Pesantren adalah lembaga pendidikan Islam yang sebenarnya sudah tua sekali usianya, boleh dikatakan ada sejak permulaan penyebaran Agama Islam di Indonesia. Pada lembaga ini, dalam bidang keagamaan yang bernuansa tradisional, penyebaran ajaran Islam dikembangkan secara turun temurun. Jauh sebelum sekolah-sekolah umum berdiri, pesantren telah memainkan peran penting dalam dunia pendidikan, khususnya pendidikan agama Islam, baik untuk tingkat dasar, menengah maupun tinggi. Bahkan karena tuanya sistem pendidikan pesantren, Hasbullah menyebutnya sebagai “Bapak” pendidikan Islam di Indonesia. Pondok pesantren sebagai lembaga pendidikan Islam, juga berfungsi sebagai tempat penyiaran agama Islam dimana para santri (santriwati/santriwan) dididik untuk bisa hidup dalam suasana yang bernuansa agamis, maka dari itu pondok pesantren memiliki tingkat integritas yang tinggi dengan masyarakat sekitarnya dan menjadi rujukan moral/perilaku bagi masyarakat umum. Peran pondok pesantren yang demikian luhur tersebut, tentunya memunculkan harapan dari masyarakat bahwa di pondok pesantren, ajaran dan tradisi keislaman dapat terus dilestarikan.

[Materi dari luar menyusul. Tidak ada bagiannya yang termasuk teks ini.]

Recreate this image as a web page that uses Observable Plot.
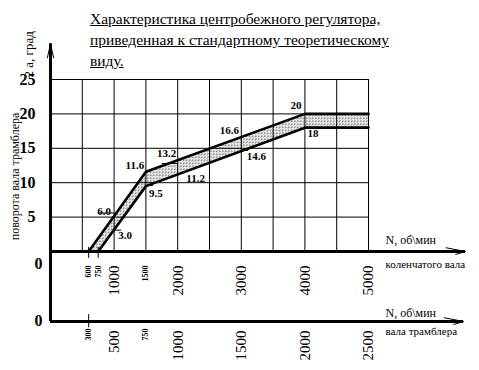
<!DOCTYPE html>
<html><head><meta charset="utf-8">
<script src="https://cdn.jsdelivr.net/npm/d3@7"></script>
<script src="https://cdn.jsdelivr.net/npm/@observablehq/plot@0.6"></script>
<style>
body{margin:0;background:#fff;}
#wrap{position:relative;width:479px;height:370px;}
#title{position:absolute;left:90px;top:8px;font-family:"Liberation Serif",serif;font-size:15.5px;line-height:21px;text-decoration:underline;color:#000;white-space:nowrap;}
</style>
</head><body>
<div id="wrap"><div id="title">Характеристика центробежного регулятора,<br>приведенная к стандартному теоретическому<br>виду.</div></div>
<script>
// ---- data ----
const upperRpm = [600, 1500, 4000, 5000];
const upperDeg = [0, 11.6, 20, 20];
const lowerRpm = [750, 1500, 4000, 5000];
const lowerDeg = [0, 9.5, 18, 18];
const upperLabelRpm = [1000, 1500, 2000, 3000, 4000];
const upperLabelDeg = [6.0, 11.6, 13.2, 16.6, 20];
const lowerLabelRpm = [1000, 1500, 2000, 3000, 4000];
const lowerLabelDeg = [3.0, 9.5, 11.2, 14.6, 18];
const yTicks = [5, 10, 15, 20, 25];
const crankTicksBig = [1000, 2000, 3000, 4000, 5000];
const crankTicksSmall = [600, 750, 1500];
const camTicksBig = [500, 1000, 1500, 2000, 2500];
const camTicksSmall = [300, 750];

// ---- build ----
const fmt = v => (v >= 18 ? String(v) : v.toFixed(1));
const upper = upperRpm.map((r, i) => ({rpm: r, deg: upperDeg[i]}));
const lower = lowerRpm.map((r, i) => ({rpm: r, deg: lowerDeg[i]}));
const band = upper.concat(lower.slice().reverse());
const upLab = upperLabelRpm.map((r, i) => ({rpm: r, deg: upperLabelDeg[i], t: fmt(upperLabelDeg[i])}));
const loLab = lowerLabelRpm.map((r, i) => ({rpm: r, deg: lowerLabelDeg[i], t: fmt(lowerLabelDeg[i])}));
const upOff = [[-10, 1], [-11, -6], [-11, -7], [-12, -7], [-9, -8]];
const loOff = [[11, 5], [10, 7], [18, 4], [15, 5], [8, 6]];

const camY = -10.17;      // second (camshaft) axis level in degree units
const arrowX = 6525;      // arrow tip in rpm units
const topY = 30.2;        // y-axis arrow tip
const serif = "Liberation Serif";

const marks = [
  Plot.line(band, {x: "rpm", y: "deg", fill: "url(#dots)", stroke: "none"}),
  Plot.ruleX(d3.range(500, 5001, 500), {y1: 0, y2: 25, stroke: "#000", strokeWidth: 1}),
  Plot.ruleY(yTicks, {x1: 0, x2: 5000, stroke: "#000", strokeWidth: 1}),
  Plot.ruleX([0], {y1: camY, y2: topY, stroke: "#000", strokeWidth: 3}),
  Plot.ruleY([0], {x1: 0, x2: arrowX, stroke: "#000", strokeWidth: 3}),
  Plot.ruleY([camY], {x1: 0, x2: arrowX - 30, stroke: "#000", strokeWidth: 3}),
  Plot.link([{x1: arrowX - 310, y1: 0.55, x2: arrowX, y2: 0}, {x1: arrowX, y1: 0, x2: arrowX - 160, y2: -0.45},
             {x1: arrowX - 340, y1: camY + 0.55, x2: arrowX - 30, y2: camY}, {x1: arrowX - 30, y1: camY, x2: arrowX - 190, y2: camY - 0.45},
             {x1: -50, y1: topY - 2.1, x2: 0, y2: topY}, {x1: 50, y1: topY - 2.1, x2: 0, y2: topY}],
            {x1: "x1", y1: "y1", x2: "x2", y2: "y2", stroke: "#000", strokeWidth: 1}),
  Plot.ruleX([600, 750], {y1: 0.6, y2: -1.0, stroke: "#000", strokeWidth: 1}),
  Plot.ruleX([600], {y1: camY + 1.0, y2: camY - 0.9, stroke: "#000", strokeWidth: 1}),
  Plot.line(upper, {x: "rpm", y: "deg", stroke: "#000", strokeWidth: 2.6}),
  Plot.line(lower, {x: "rpm", y: "deg", stroke: "#000", strokeWidth: 2.6}),
  Plot.link([upLab[0], upLab[2]], {x1: d => d.rpm - 250, x2: d => d.rpm, y1: d => d.deg - 0.4, y2: d => d.deg - 0.4, stroke: "#000", strokeWidth: 1}),
  Plot.link([loLab[0], loLab[1], loLab[3]], {x1: d => d.rpm, x2: d => d.rpm + 110, y1: d => d.deg + 0.1, y2: d => d.deg + 0.1, stroke: "#000", strokeWidth: 1}),
  ...upLab.map((d, i) => Plot.text([d], {x: "rpm", y: "deg", text: "t", dx: upOff[i][0], dy: upOff[i][1], fontWeight: "bold", fontSize: 11})),
  ...loLab.map((d, i) => Plot.text([d], {x: "rpm", y: "deg", text: "t", dx: loOff[i][0], dy: loOff[i][1], fontWeight: "bold", fontSize: 11})),
  Plot.text(yTicks, {x: 0, y: d => d, text: d => String(d), dx: -15, textAnchor: "end", fontWeight: "bold", fontSize: 16}),
  Plot.text([0], {x: 0, y: 0, text: ["0"], dx: -12, dy: 12, fontWeight: "bold", fontSize: 16}),
  Plot.text([0], {x: 0, y: camY, text: ["0"], dx: -12, dy: -1, fontWeight: "bold", fontSize: 16}),
  Plot.text(crankTicksBig, {x: d => d, y: 0, text: d => String(d), rotate: -90, textAnchor: "end", dy: 14, fontSize: 15}),
  Plot.text(crankTicksSmall, {x: d => d, y: 0, text: d => String(d), rotate: -90, textAnchor: "end", dy: 14, fontSize: 8, fontWeight: "bold"}),
  Plot.text(camTicksBig, {x: d => d * 2, y: camY, text: d => String(d), rotate: -90, textAnchor: "end", dy: 9, fontSize: 15}),
  Plot.text(camTicksSmall, {x: d => d * 2, y: camY, text: d => String(d), rotate: -90, textAnchor: "end", dy: 7, fontSize: 8, fontWeight: "bold"}),
  Plot.text(["N, об\\мин"], {x: 5000, y: 0, dx: 17, dy: -11, textAnchor: "start", fontSize: 12}),
  Plot.text(["коленчатого вала"], {x: 5000, y: 0, dx: 17, dy: 13, textAnchor: "start", fontSize: 11}),
  Plot.text(["N, об\\мин"], {x: 5000, y: camY, dx: 17, dy: -8, textAnchor: "start", fontSize: 12}),
  Plot.text(["вала трамблера"], {x: 5000, y: camY, dx: 17, dy: 10, textAnchor: "start", fontSize: 11}),
  Plot.text(["поворота вала трамблера"], {frameAnchor: "left", y: 10.9, dx: -35, rotate: -90, textAnchor: "middle", fontSize: 12}),
  Plot.text(["2 a, град"], {frameAnchor: "left", y: 25.3, dx: -22, rotate: -90, textAnchor: "start", fontSize: 13})
];

const chart = Plot.plot({
  width: 479, height: 370,
  marginLeft: 50, marginRight: 111, marginTop: 79, marginBottom: 119,
  x: {domain: [0, 5000], axis: null},
  y: {domain: [0, 25], axis: null},
  style: {fontFamily: serif, background: "transparent", color: "#000"},
  marks
});
const svg = d3.select(chart);
const defs = svg.insert("defs", ":first-child");
const pat = defs.append("pattern").attr("id", "dots").attr("width", 3).attr("height", 3).attr("patternUnits", "userSpaceOnUse");
pat.append("rect").attr("width", 3).attr("height", 3).attr("fill", "#fff");
pat.append("rect").attr("x", 0).attr("y", 0).attr("width", 1).attr("height", 1).attr("fill", "#000");
pat.append("rect").attr("x", 2).attr("y", 1).attr("width", 1).attr("height", 1).attr("fill", "#555");
document.getElementById("wrap").prepend(chart);
chart.style.position = "absolute"; chart.style.left = "0"; chart.style.top = "0";
</script>
</body></html>
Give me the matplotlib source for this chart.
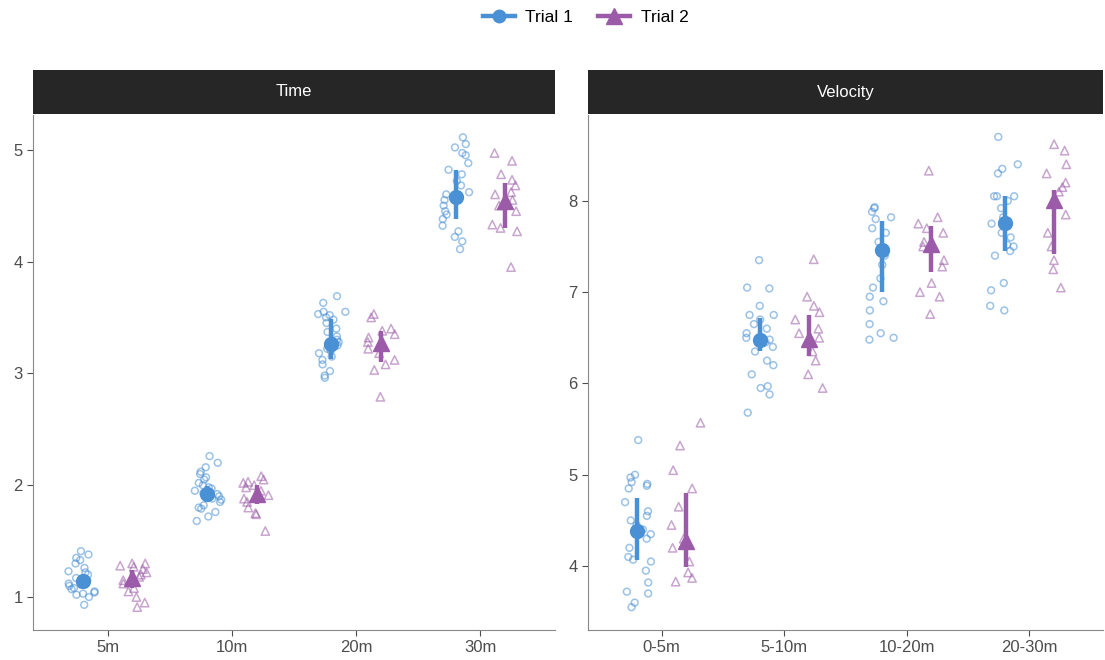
import numpy as np
import matplotlib
matplotlib.use("Agg")
from matplotlib import pyplot as plt
from matplotlib.lines import Line2D

plt.rcParams['font.family'] = ['Liberation Sans', 'DejaVu Sans']

# sprint split times (s) and velocities (m/s), two trials per athlete
time_labels = ['5m', '10m', '20m', '30m']
velocity_labels = ['0-5m', '5-10m', '10-20m', '20-30m']

time_trial1 = [
    [0.93, 1.00, 1.02, 1.03, 1.04, 1.05, 1.07, 1.08, 1.10, 1.11, 1.12, 1.14, 1.15,
     1.17, 1.20, 1.22, 1.23, 1.26, 1.30, 1.33, 1.35, 1.38, 1.41],
    [1.68, 1.72, 1.76, 1.79, 1.80, 1.82, 1.85, 1.87, 1.88, 1.90, 1.92, 1.93, 1.95,
     1.97, 1.98, 2.00, 2.02, 2.05, 2.07, 2.10, 2.12, 2.16, 2.20, 2.26],
    [2.96, 2.98, 3.02, 3.08, 3.12, 3.15, 3.18, 3.20, 3.22, 3.25, 3.28, 3.30, 3.33,
     3.37, 3.40, 3.45, 3.48, 3.50, 3.52, 3.53, 3.55, 3.55, 3.63, 3.69],
    [4.11, 4.18, 4.22, 4.27, 4.32, 4.38, 4.42, 4.45, 4.50, 4.55, 4.58, 4.60, 4.62,
     4.68, 4.72, 4.78, 4.82, 4.88, 4.95, 4.97, 5.02, 5.05, 5.11],
]
time_trial2 = [
    [0.91, 0.95, 1.00, 1.05, 1.08, 1.12, 1.15, 1.18, 1.20, 1.22, 1.25, 1.27, 1.28, 1.30, 1.30],
    [1.59, 1.74, 1.75, 1.80, 1.85, 1.88, 1.91, 1.95, 1.98, 2.00, 2.02, 2.03, 2.05, 2.08],
    [2.79, 3.03, 3.08, 3.12, 3.18, 3.22, 3.28, 3.32, 3.35, 3.38, 3.40, 3.50, 3.53],
    [3.95, 4.27, 4.30, 4.33, 4.45, 4.50, 4.55, 4.60, 4.62, 4.68, 4.73, 4.78, 4.90, 4.97],
]
velocity_trial1 = [
    [3.55, 3.60, 3.70, 3.72, 3.82, 3.95, 4.05, 4.07, 4.10, 4.20, 4.30, 4.35, 4.40,
     4.45, 4.50, 4.55, 4.60, 4.70, 4.85, 4.88, 4.90, 4.92, 4.97, 5.00, 5.38],
    [5.68, 5.88, 5.95, 5.97, 6.10, 6.20, 6.25, 6.35, 6.40, 6.45, 6.48, 6.50, 6.55,
     6.60, 6.65, 6.70, 6.75, 6.75, 6.85, 7.04, 7.05, 7.35],
    [6.48, 6.50, 6.55, 6.65, 6.80, 6.90, 6.95, 7.05, 7.15, 7.30, 7.40, 7.46, 7.55,
     7.65, 7.70, 7.80, 7.82, 7.88, 7.92, 7.93],
    [6.80, 6.85, 7.02, 7.10, 7.40, 7.45, 7.50, 7.52, 7.60, 7.65, 7.75, 7.82, 7.92,
     8.00, 8.05, 8.05, 8.05, 8.30, 8.35, 8.40, 8.70],
]
velocity_trial2 = [
    [3.83, 3.87, 3.93, 4.05, 4.20, 4.30, 4.45, 4.65, 4.85, 5.05, 5.32, 5.57],
    [5.95, 6.10, 6.25, 6.35, 6.45, 6.50, 6.55, 6.60, 6.70, 6.78, 6.85, 6.95, 7.36],
    [6.76, 6.95, 7.00, 7.10, 7.28, 7.35, 7.50, 7.55, 7.65, 7.70, 7.75, 7.82, 8.33],
    [7.05, 7.25, 7.35, 7.50, 7.65, 7.85, 8.10, 8.15, 8.20, 8.30, 8.40, 8.55, 8.62],
]

# summary: mean with lower / upper interval
time_mean1 = [1.14, 1.92, 3.26, 4.58]
time_lo1 = [1.08, 1.85, 3.13, 4.38]
time_hi1 = [1.20, 1.99, 3.49, 4.82]
time_mean2 = [1.17, 1.92, 3.27, 4.54]
time_lo2 = [1.08, 1.83, 3.10, 4.30]
time_hi2 = [1.24, 2.00, 3.38, 4.70]
vel_mean1 = [4.38, 6.48, 7.46, 7.76]
vel_lo1 = [4.07, 6.35, 7.00, 7.45]
vel_hi1 = [4.75, 6.72, 7.78, 8.05]
vel_mean2 = [4.28, 6.49, 7.53, 8.01]
vel_lo2 = [3.99, 6.30, 7.22, 7.42]
vel_hi2 = [4.80, 6.75, 7.72, 8.12]

blue = '#4a90d4'
purple = '#9c5ba8'
rng = np.random.RandomState(3)

fig = plt.figure(figsize=(11.05, 6.6), dpi=100)

panels = [
    ('Time', time_labels, time_trial1, time_trial2,
     (time_mean1, time_lo1, time_hi1), (time_mean2, time_lo2, time_hi2),
     (0.705, 5.31), [1, 2, 3, 4, 5], 33, 555),
    ('Velocity', velocity_labels, velocity_trial1, velocity_trial2,
     (vel_mean1, vel_lo1, vel_hi1), (vel_mean2, vel_lo2, vel_hi2),
     (3.30, 8.94), [4, 5, 6, 7, 8], 588, 1103),
]

W, H = 1105, 660
for title, labels, t1, t2, s1, s2, ylim, yticks, x0, x1 in panels:
    ax = fig.add_axes([x0 / W, 1 - 630 / H, (x1 - x0) / W, (630 - 115) / H])
    strip = fig.add_axes([x0 / W, 1 - 114 / H, (x1 - x0) / W, 44 / H])
    strip.set_facecolor('#262626')
    strip.set_xticks([])
    strip.set_yticks([])
    for s in strip.spines.values():
        s.set_visible(False)
    strip.text(0.5, 0.5, title, color='white', fontsize=12,
               ha='center', va='center', transform=strip.transAxes)

    for pts, summ, off, color, mk, msize, ms_big in [
        (t1, s1, -0.2, blue, 'o', 24, 10),
        (t2, s2, 0.2, purple, '^', 36, 12),
    ]:
        for i, vals in enumerate(pts):
            xs = i + off + rng.uniform(-0.12, 0.12, len(vals))
            ax.scatter(xs, vals, s=msize, marker=mk, facecolors='none',
                       edgecolors=color, linewidths=1.1, alpha=0.55, zorder=2)
        mean, lo, hi = summ
        xc = np.arange(len(mean)) + off
        ax.vlines(xc, lo, hi, color=color, linewidth=3.2, zorder=3)
        ax.plot(xc, mean, linestyle='none', marker=mk, markersize=ms_big,
                color=color, zorder=4)

    ax.set_xlim(-0.6, 3.6)
    ax.set_ylim(*ylim)
    ax.set_xticks(range(len(labels)))
    ax.set_xticklabels(labels)
    ax.set_yticks(yticks)
    ax.tick_params(colors='#4d4d4d', labelsize=12, length=4, width=0.8)
    for t in ax.get_xticklabels() + ax.get_yticklabels():
        t.set_color('#4d4d4d')
    for side in ['top', 'right']:
        ax.spines[side].set_visible(False)
    for side in ['left', 'bottom']:
        ax.spines[side].set_color('#888888')
        ax.spines[side].set_linewidth(0.8)

handles = [
    Line2D([0], [0], color=blue, marker='o', markersize=9, linewidth=3.2),
    Line2D([0], [0], color=purple, marker='^', markersize=11, linewidth=3.2),
]
fig.legend(handles, ['Trial 1', 'Trial 2'], loc='center', ncol=2,
           bbox_to_anchor=(0.53, 1 - 17 / H), frameon=False, fontsize=12.5,
           handlelength=1.85, columnspacing=1.45, handletextpad=0.6)

fig.savefig('out.png', dpi=100)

Tak dapat dipungkiri, adanya diferensiasi model pesantren menjadi pesantren modern (khalaf) dan pesantren tradisional (salaf), juga membawa efek pada perubahan tradisi yang berlaku. Pesantren modern identik dengan memudarnya nilai-nilai “moral pesantren” yang merupakan prinsip pendidikan pesantren, yang tentunya sangat berbeda dengan pesantren tradisional yang masih memegang teguh prinsip-prinsip tersebut. Meski demikian, ternyata masih ada pesantren modern yang tetap menjaga dan memelihara tradisi pesantren yang luhur, salah satunya Pondok Pesantren Modern Man Ana yang ada di wilayah kampung Susukan Desa Gunung Picung, kecamatan Pamijahan Kabupaten Bogor, Jawa Barat. Pondok pesantren yang berlokasi sekitar ± 36 km arah selatan kota Bogor ini, terbilang cukup asri. Lokasinya yang persis berada di puncak Gunung Picung, membuat keberadaan pesantren ini bisa dilihat dari daerah-daerah sekitarnya yang lebih rendah. Kendati baru seumur jagung, tapi sarana dan fasilitas yang dimiliki pesantren ini terbilang cukup memadai untuk kegiatan belajar mengajar para santri. Selain asrama, ruang kelas, masjid yang menjadi pusat kegiatan santri, tersedia juga koperasi sekolah, lapangan olahraga, perpustakaan dan laboratorium komputer.  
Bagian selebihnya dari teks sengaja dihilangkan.